Skip to content

Tutorial 3: Hierarchy in NCut

Understanding Hierarchical Segmentation

The K-way Normalized Cut (NCut) algorithm inherently produces hierarchical segmentations by varying the number of clusters, k. This property allows for control over segmentation granularity, ranging from coarse global structures to fine-grained details, making it a powerful tool for multi-scale image understanding.

Quick Start

You can generate hierarchical segmentations in just a few lines of code using the NcutDinov3Predictor.

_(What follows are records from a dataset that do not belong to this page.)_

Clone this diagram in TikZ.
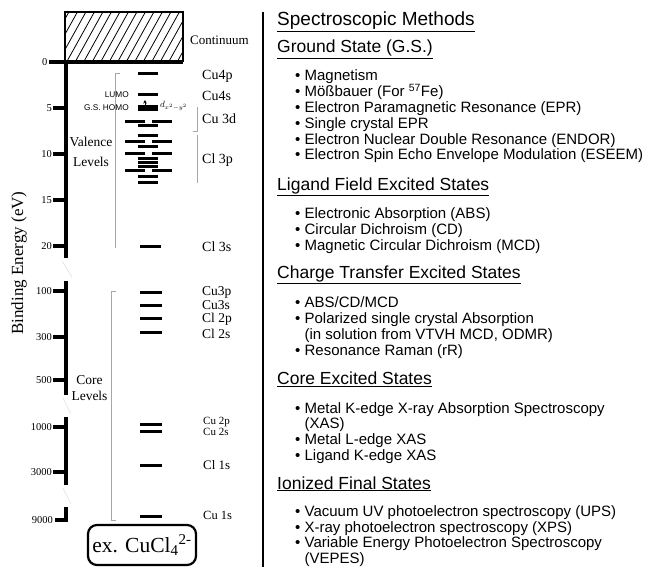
\documentclass[tikz,border=0pt]{standalone}
\usepackage{fontspec}
\setmainfont{Liberation Serif}
\newfontfamily\arialfont{Liberation Sans}
\usetikzlibrary{arrows.meta}

\begin{document}
\begin{tikzpicture}[x=1pt, y=-1pt,
  axisline/.style={line width=4pt},
  tickline/.style={line width=3.5pt},
  lvl/.style={line width=3pt},
  brack/.style={gray!70, line width=0.8pt},
  brk/.style={gray!25, line width=0.6pt},
  ticklab/.style={anchor=east, inner sep=0pt, font=\fontsize{10.5}{10.5}\selectfont},
  orb/.style={anchor=west, inner sep=0pt, font=\fontsize{14}{14}\selectfont},
  tinylab/.style={anchor=east, inner sep=0pt, font=\arialfont\fontsize{8.3}{8.3}\selectfont},
  region/.style={align=center, inner sep=0pt, font=\fontsize{13.5}{20}\selectfont},
  head/.style={anchor=base west, inner sep=0pt, font=\arialfont\fontsize{17.5}{17.5}\selectfont},
  item/.style={anchor=base west, inner sep=0pt, font=\arialfont\fontsize{15}{15}\selectfont, execute at begin node={\textbullet\ }},
  cont/.style={anchor=base west, inner sep=0pt, font=\arialfont\fontsize{15}{15}\selectfont, execute at begin node={\phantom{\textbullet\ }}}]
  \useasboundingbox (0,0) rectangle (645,567);
  % Continuum box:
  \begin{scope}
    \clip (65,12) rectangle (183,62);
    \foreach \k in {0,...,18} \draw[line width=0.8pt] ({40+\k*8.5},64) -- ++(30,-54);
  \end{scope}
  \draw[line width=1.2pt] (65,62) |- (183,12) -- (183,62);
  \node[orb, font=\fontsize{13}{13}\selectfont](CT) at (190,40){Continuum};
  % Axis, ticks and breaks:
  \draw[axisline] (49,62) -- (183,62);
  \draw[axisline] (66,60) -- (66,258);
  \draw[axisline] (66,281) -- (66,395);
  \draw[axisline] (66,417) -- (66,485);
  \draw[axisline, line join=miter] (66,507) -- (66,520) -- (55,520);
  \node[ticklab](T0) at (47.5,62){0};
  \foreach \y/\t in {108/5, 154/10, 200/15, 246/20, 291/100, 337/300, 380/500, 427/1000, 472/3000}{
    \draw[tickline] (53,\y) -- (66,\y);
    \node[ticklab](T\t) at (52,\y){\t};
  }
  \node[ticklab](T9000) at (53,520){9000};
  \draw[brk] (62,261) -- (72,277);
  \draw[brk] (63,398) -- (71,414);
  \draw[brk] (63,488) -- (71,504);
  \node[rotate=90, inner sep=0pt, font=\fontsize{17}{17}\selectfont](BE) at (19,263){Binding Energy (eV)};
  % Brackets:
  \draw[brack] (120,73) -| (115,248);
  \draw[brack] (116,291) -| (111,520) -- (116,520);
  \draw[brack] (197,107) |- (193,131);
  \draw[brack] (197,135) -- (197,183);
  \node[region](VL) at (91,152){Valence\\Levels};
  \node[region, font=\fontsize{13.5}{16}\selectfont](CL) at (89.5,388){Core\\Levels};
  % Valence levels:
  \foreach \y in {74, 95, 107, 110, 126, 136, 147, 158.5, 162.5, 166, 176, 182}
    \draw[lvl] (138,\y) -- (158,\y);
  \foreach \y in {122, 142, 153, 170}{
    \draw[lvl] (125,\y) -- (145,\y);
    \draw[lvl] (152,\y) -- (172,\y);
  }
  \draw[-{Stealth[length=3.5pt, width=3.5pt]}, line width=0.8pt] (145,107) -- (145,100);
  \draw[lvl] (140,246) -- (161,246);
  \node[tinylab](LU) at (129,95){LUMO};
  \node[tinylab](HO) at (129,108){G.S. HOMO};
  \node[anchor=west, inner sep=0pt, font=\fontsize{9}{9}\selectfont](DX) at (160,106){$d_{x^2-y^2}$};
  \node[orb](L4p) at (202,76){Cu4p};
  \node[orb](L4s) at (202,96){Cu4s};
  \node[orb](L3d) at (202,119){Cu 3d};
  \node[orb](L3p) at (202,160){Cl 3p};
  \node[orb](L3s) at (202,247){Cl 3s};
  % Core levels:
  \foreach \y in {292, 305, 318, 332, 424, 431, 465, 516}
    \draw[lvl] (140,\y) -- (162,\y);
  \node[orb, font=\fontsize{13.5}{13.5}\selectfont](K1) at (202,292){Cu3p};
  \node[orb, font=\fontsize{13.5}{13.5}\selectfont](K2) at (202,305.5){Cu3s};
  \node[orb, font=\fontsize{13.5}{13.5}\selectfont](K3) at (202,319){Cl 2p};
  \node[orb, font=\fontsize{13.5}{13.5}\selectfont](K4) at (202,333.5){Cl 2s};
  \node[orb, font=\fontsize{11}{11}\selectfont](K5) at (203,422){Cu 2p};
  \node[orb, font=\fontsize{11}{11}\selectfont](K6) at (203,431.5){Cu 2s};
  \node[orb, font=\fontsize{13}{13}\selectfont](K7) at (203,465){Cl 1s};
  \node[orb, font=\fontsize{12.5}{12.5}\selectfont](K8) at (203,515.5){Cu 1s};
  \node[draw, line width=2.2pt, rounded corners=9pt, minimum width=108pt, minimum height=40pt, inner sep=0pt, font=\fontsize{21.5}{21.5}\selectfont](EX) at (142,545){ex. CuCl\textsubscript{4}\textsuperscript{2-}};
  % Separator and methods:
  \draw[line width=2.2pt] (263,12) -- (263,567);
  \node[head, font=\arialfont\fontsize{19}{19}\selectfont](H0) at (277,26){\underline{Spectroscopic Methods}};
  \node[head](H1) at (277,53){\underline{Ground State (G.S.)}};
  \node[item](I1) at (295,81){Magnetism};
  \node[item](I2) at (295,96.8){Mößbauer (For \textsuperscript{57}Fe)};
  \node[item](I3) at (295,112.6){Electron Paramagnetic Resonance (EPR)};
  \node[item](I4) at (295,128.4){Single crystal EPR};
  \node[item](I5) at (295,144.2){Electron Nuclear Double Resonance (ENDOR)};
  \node[item](I6) at (295,160){Electron Spin Echo Envelope Modulation (ESEEM)};
  \node[head](H2) at (277,190){\underline{Ligand Field Excited States}};
  \node[item](I7) at (295,218){Electronic Absorption (ABS)};
  \node[item](I8) at (295,234){Circular Dichroism (CD)};
  \node[item](I9) at (295,250){Magnetic Circular Dichroism (MCD)};
  \node[head](H3) at (277,278.5){\underline{Charge Transfer Excited States}};
  \node[item](I10) at (295,307.6){ABS/CD/MCD};
  \node[item](I11) at (295,323.4){Polarized single crystal Absorption};
  \node[cont](I12) at (295,339.2){(in solution from VTVH MCD, ODMR)};
  \node[item](I13) at (295,355){Resonance Raman (rR)};
  \node[head](H4) at (277,384.5){\underline{Core Excited States}};
  \node[item](I14) at (295,413){Metal K-edge X-ray Absorption Spectroscopy};
  \node[cont](I15) at (295,428.8){(XAS)};
  \node[item](I16) at (295,444.6){Metal L-edge XAS};
  \node[item](I17) at (295,460.4){Ligand K-edge XAS};
  \node[head](H5) at (277,489){\underline{Ionized Final States}};
  \node[item](I18) at (295,516.5){Vacuum UV photoelectron spectroscopy (UPS)};
  \node[item](I19) at (295,532){X-ray photoelectron spectroscopy (XPS)};
  \node[item](I20) at (295,547.5){Variable Energy Photoelectron Spectroscopy};
  \node[cont](I21) at (295,563){(VEPES)};
\end{tikzpicture}
\end{document}
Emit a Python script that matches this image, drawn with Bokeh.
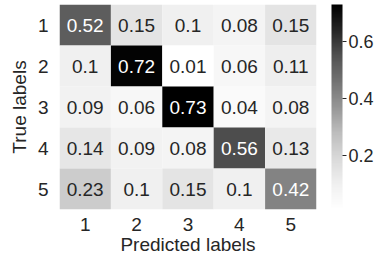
import numpy as np
from bokeh.plotting import figure
from bokeh.models import ColumnDataSource, LinearColorMapper, ColorBar, FixedTicker
from bokeh.transform import transform
from bokeh.core.properties import value
from bokeh.embed import file_html
from bokeh.resources import INLINE

# ---- data ----
categories = [1, 2, 3, 4, 5]
row1 = [0.52, 0.15, 0.10, 0.08, 0.15]
row2 = [0.10, 0.72, 0.01, 0.06, 0.11]
row3 = [0.09, 0.06, 0.73, 0.04, 0.08]
row4 = [0.14, 0.09, 0.08, 0.56, 0.13]
row5 = [0.23, 0.10, 0.15, 0.10, 0.42]
rows = [row1, row2, row3, row4, row5]
cbar_ticks = [0.2, 0.4, 0.6]

# ---- palette (matplotlib Greys) ----
anchors = ["#ffffff", "#f0f0f0", "#d9d9d9", "#bdbdbd", "#969696",
           "#737373", "#525252", "#252525", "#000000"]
anc = np.array([int(a[1:3], 16) for a in anchors], dtype=float)
pos = np.linspace(0, 1, len(anchors))
grid = np.linspace(0, 1, 256)
greys = np.interp(grid, pos, anc)
palette = ["#%02x%02x%02x" % ((int(round(g)),) * 3) for g in greys]

vals = np.array(rows)
vmin, vmax = float(vals.min()), float(vals.max())
mapper = LinearColorMapper(palette=palette, low=vmin, high=vmax)

xs, ys, vs, labels, tcolors = [], [], [], [], []
for i, r in enumerate(rows):
    for j, v in enumerate(r):
        xs.append(categories[j])
        ys.append(categories[i])
        vs.append(v)
        labels.append(f"{v:g}")
        t = (v - vmin) / (vmax - vmin)
        idx = min(255, int(t * 256))
        g = greys[idx] / 255.0
        lin = g / 12.92 if g <= 0.03928 else ((g + 0.055) / 1.055) ** 2.4
        tcolors.append("#262626" if lin > 0.408 else "#ffffff")

src = ColumnDataSource(dict(x=xs, y=ys, v=vs, label=labels, tcolor=tcolors))

FONT = "Liberation Sans"
TXT = "#262626"

p = figure(width=376, height=262, x_range=(0.5, 5.5), y_range=(5.5, 0.5),
           output_backend="svg", toolbar_location=None,
           min_border_left=59, min_border_right=58, min_border_top=4,
           min_border_bottom=53,
           x_axis_label="Predicted labels", y_axis_label="True labels")

p.rect(x="x", y="y", width=1, height=1, source=src,
       fill_color=transform("v", mapper), line_color=None)
p.text(x="x", y="y", text="label", text_color="tcolor", source=src,
       text_align="center", text_baseline="middle",
       text_font=value(FONT), text_font_size="19px")

for ax in (p.xaxis[0], p.yaxis[0]):
    ax.ticker = FixedTicker(ticks=categories)
    ax.axis_line_color = None
    ax.major_tick_line_color = None
    ax.minor_tick_line_color = None
    ax.major_tick_out = 0
    ax.major_tick_in = 0
    ax.major_label_text_font = FONT
    ax.major_label_text_font_size = "19px"
    ax.major_label_text_color = TXT
    ax.axis_label_text_font = FONT
    ax.axis_label_text_font_size = "19px"
    ax.axis_label_text_font_style = "normal"
    ax.axis_label_text_color = TXT

p.xaxis.major_label_standoff = 8
p.xaxis.axis_label_standoff = 0
p.yaxis.major_label_standoff = 11
p.yaxis.axis_label_standoff = 5
p.yaxis.major_label_orientation = "horizontal"

p.grid.visible = False
p.outline_line_color = None
p.background_fill_color = "white"
p.border_fill_color = "white"

cb = ColorBar(color_mapper=mapper, ticker=FixedTicker(ticks=cbar_ticks),
              width=11, height="auto", padding=0, location=(15, 0),
              major_tick_out=4, major_tick_in=0,
              major_tick_line_color=TXT, minor_tick_line_color=None,
              label_standoff=2,
              major_label_text_font=FONT, major_label_text_font_size="18px",
              major_label_text_color=TXT,
              bar_line_color=None, border_line_color=None,
              background_fill_color=None)
p.add_layout(cb, "right")

open("out.html", "w").write(file_html(p, INLINE))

from ncut_pytorch.predictor import NcutDinov3Predictor
from PIL import Image

# Initialize the predictor
predictor = NcutDinov3Predictor(model_cfg="dinov3_vitl16")
predictor = predictor.to('cuda')

# Load image
images = [Image.open("example.jpg")]
predictor.set_images(images)

# Generate summary showing multiple hierarchy levels
image = predictor.summary(n_segments=[10, 25, 50, 100], draw_border=True)
image.save("summary.jpg")

Interactive Demo

The video below demonstrates interactive hierarchical NCut segmentation. It illustrates how regions relate across different values of k and how user interactions can select coherent regions at various hierarchy levels.

If the video does not render in your browser, you can download it directly: Download hierarchy_ncut.mp4

Feature Comparison: DINO vs. SAM

DINO Features: Semantic Coherence

DINO Features K-Way Segmentation

Key Observation: DINO features excel at semantic segmentation, maintaining object coherence even at fine granularities. The segmentation tends to respect semantic boundaries (e.g., separating a "dog" from "grass") rather than just visual edges.

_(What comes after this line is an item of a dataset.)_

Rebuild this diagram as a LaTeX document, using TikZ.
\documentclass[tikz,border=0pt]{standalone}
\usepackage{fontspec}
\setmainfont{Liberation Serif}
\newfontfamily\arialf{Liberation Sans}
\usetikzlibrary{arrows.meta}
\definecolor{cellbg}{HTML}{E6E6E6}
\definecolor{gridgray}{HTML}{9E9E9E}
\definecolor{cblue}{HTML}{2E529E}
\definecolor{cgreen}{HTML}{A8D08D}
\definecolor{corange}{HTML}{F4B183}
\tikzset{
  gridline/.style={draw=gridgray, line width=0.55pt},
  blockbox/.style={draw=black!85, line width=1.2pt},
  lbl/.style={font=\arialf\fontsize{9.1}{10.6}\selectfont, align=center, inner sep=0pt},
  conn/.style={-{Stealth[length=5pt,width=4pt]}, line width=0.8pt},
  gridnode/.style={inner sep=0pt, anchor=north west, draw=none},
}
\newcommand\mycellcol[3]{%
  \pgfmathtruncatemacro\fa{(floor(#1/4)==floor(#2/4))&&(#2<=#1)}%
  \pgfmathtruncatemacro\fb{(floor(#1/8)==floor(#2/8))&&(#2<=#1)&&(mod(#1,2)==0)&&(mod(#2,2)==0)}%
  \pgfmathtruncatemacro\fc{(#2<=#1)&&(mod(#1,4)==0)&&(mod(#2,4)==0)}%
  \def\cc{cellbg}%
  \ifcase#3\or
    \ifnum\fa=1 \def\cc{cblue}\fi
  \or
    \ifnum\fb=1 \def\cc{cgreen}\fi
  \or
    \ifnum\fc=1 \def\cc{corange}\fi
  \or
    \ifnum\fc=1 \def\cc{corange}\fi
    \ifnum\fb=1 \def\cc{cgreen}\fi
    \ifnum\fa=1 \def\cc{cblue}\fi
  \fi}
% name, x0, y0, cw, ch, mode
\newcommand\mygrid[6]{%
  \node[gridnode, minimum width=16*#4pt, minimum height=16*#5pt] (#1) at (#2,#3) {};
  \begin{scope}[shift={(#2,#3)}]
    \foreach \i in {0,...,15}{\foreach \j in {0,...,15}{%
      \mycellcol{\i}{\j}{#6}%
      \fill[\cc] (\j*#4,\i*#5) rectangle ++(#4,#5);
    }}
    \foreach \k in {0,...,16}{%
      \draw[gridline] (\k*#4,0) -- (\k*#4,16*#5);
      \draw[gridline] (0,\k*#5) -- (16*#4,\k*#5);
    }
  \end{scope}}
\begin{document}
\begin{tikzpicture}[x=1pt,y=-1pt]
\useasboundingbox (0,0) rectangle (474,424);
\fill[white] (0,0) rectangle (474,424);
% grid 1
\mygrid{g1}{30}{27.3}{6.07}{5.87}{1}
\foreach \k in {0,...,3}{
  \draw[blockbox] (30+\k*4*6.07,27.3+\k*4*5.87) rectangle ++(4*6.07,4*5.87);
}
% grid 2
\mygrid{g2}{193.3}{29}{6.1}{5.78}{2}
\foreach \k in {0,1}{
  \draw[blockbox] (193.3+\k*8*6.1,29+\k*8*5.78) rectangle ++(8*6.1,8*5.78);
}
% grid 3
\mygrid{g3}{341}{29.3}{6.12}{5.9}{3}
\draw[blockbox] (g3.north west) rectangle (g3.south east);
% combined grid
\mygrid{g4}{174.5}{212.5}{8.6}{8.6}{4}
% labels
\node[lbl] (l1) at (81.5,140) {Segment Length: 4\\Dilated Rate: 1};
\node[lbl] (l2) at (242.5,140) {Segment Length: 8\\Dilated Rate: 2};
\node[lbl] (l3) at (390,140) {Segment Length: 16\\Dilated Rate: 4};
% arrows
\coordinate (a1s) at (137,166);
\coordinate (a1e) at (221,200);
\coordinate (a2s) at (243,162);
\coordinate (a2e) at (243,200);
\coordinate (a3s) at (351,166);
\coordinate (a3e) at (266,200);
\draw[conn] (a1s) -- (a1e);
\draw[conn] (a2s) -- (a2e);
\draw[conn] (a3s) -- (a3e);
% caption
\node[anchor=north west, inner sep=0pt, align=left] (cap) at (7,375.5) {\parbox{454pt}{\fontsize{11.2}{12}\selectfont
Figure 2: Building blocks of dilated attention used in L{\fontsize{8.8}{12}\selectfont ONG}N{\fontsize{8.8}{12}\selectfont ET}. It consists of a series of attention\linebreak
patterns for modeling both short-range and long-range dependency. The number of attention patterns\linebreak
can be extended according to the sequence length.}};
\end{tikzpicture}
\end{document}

SAM Features: Part-Based Segmentation

SAM Features K-Way Segmentation

Key Observation: SAM (Segment Anything Model) features excel at boundary detection and part-level segmentation. The hierarchy typically progresses from whole objects to parts, sub-parts, and finally surface details, making it ideal for applications requiring precise spatial localization.

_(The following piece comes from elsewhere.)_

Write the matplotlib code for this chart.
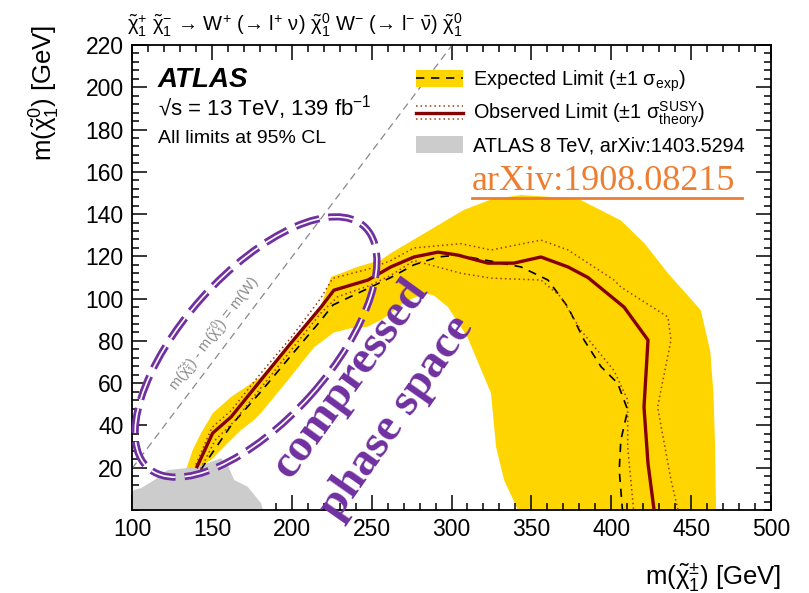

NCut Hierarchy vs. Attention Maps

NCut vs Attention Comparison

The comparison above reveals a fundamental difference between NCut hierarchical segmentation and traditional attention map visualization. Rather than being competing methods, they serve complementary purposes:

  • Attention maps are excellent for understanding how a neural network makes decisions and which features it considers important.
  • NCut hierarchy excels at identifying what semantic structures exist in the data and how to segment them for practical applications.

Custom Implementations

For more control, you can implement the hierarchical segmentation loop manually using the Ncut class.

import torch
from ncut_pytorch import Ncut

# Assume 'features' is your input tensor of shape (N, D)
# features = ...

k_values = [16, 32, 64, 128, 256]
hierarchical_segments = {}

for k in k_values:
    # Initialize NCut with k eigenvectors
    ncut = Ncut(
        n_eig=k,
        n_sample=10000,  # Number of samples for Nystrom approximation
    )

    # Fit and transform to get eigenvectors
    eigenvectors = ncut.fit_transform(features)

    # Store results
    hierarchical_segments[k] = eigenvectors

# Access different hierarchy levels
coarse_segmentation = hierarchical_segments[16]
fine_segmentation = hierarchical_segments[256]

This hierarchical approach provides a robust framework for understanding images at multiple scales, enabling applications that require both global context and local precision.